L’homme qui marche ainsi dans les rues de Brooklyn, sans but et à la portée du froid, c’est Joseph Brodsky. Lui, qui écrivit un jour du chef-d’œuvre de l’Italo-Suisse Fleur Jaeggy, Les années bienheureuses du châtiment (Gallimard, 1992) : "temps de lecture, quatre heures ; temps à s’en souvenir, le reste d’une vie", est le héros de "Negde", l’une des vingt histoires qui composent Je suis le frère de XX, le nouveau livre de la romancière. Jaeggy le saisit comme tous ses autres personnages, à l’instant précis où le réel vacille et où ils semblent s’en contenter.
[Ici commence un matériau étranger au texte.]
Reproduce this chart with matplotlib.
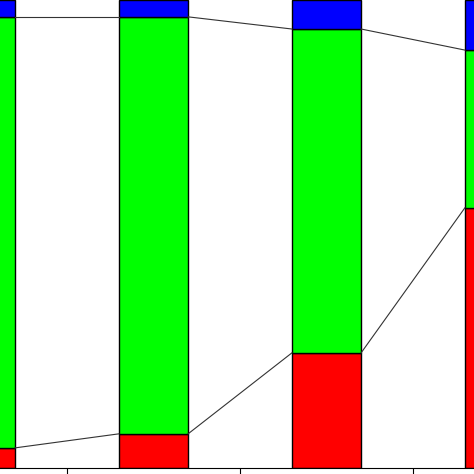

Cette indécision, ce monde presque tremblé, fait toute la beauté du recueil. On y croise sans s’en inquiéter des fantômes plus ou moins familiers. Oliver Sacks y a trop chaud, une religieuse du XIIIe siècle y descend de la toile qui la représente, un frère s’y explique post mortem avec sa sœur, toutes sortes d’animaux viennent y flairer le refuge de la littérature comme d’ailleurs Thomas Bernhard ou Robert Walser. Fictions et souvenirs s’entremêlent, fondus dans une même fascination pour le froid et le silence qui semblent sourdre de chaque phrase, du complot de colère que chacune paraît cacher. La folie, la perte, le crime, forment comme un climat qui s’enroule peu à peu autour de chaque histoire. Fleur Jaeggy passe en virtuose du coq à l’âne. Sa phrase reconnaissable entre toutes (grâce aussi à la fluidité de la traduction de Jean-Paul Manganaro) est à la fois sèche, courte et laisse largement ouverts les champs de l’interprétation. Rien du reste de très "italien" là-dedans (même s’il est vrai que Jaeggy revendique volontiers son appartenance aux éditions Adelphi et à la "bande" qui y sévit autour de son directeur, Roberto Calasso), nulle concession à aucun "folklorisme", mais la grandeur hiératique et solitaire d’une écrivaine qui confirme ici sa splendide solitude. O. M.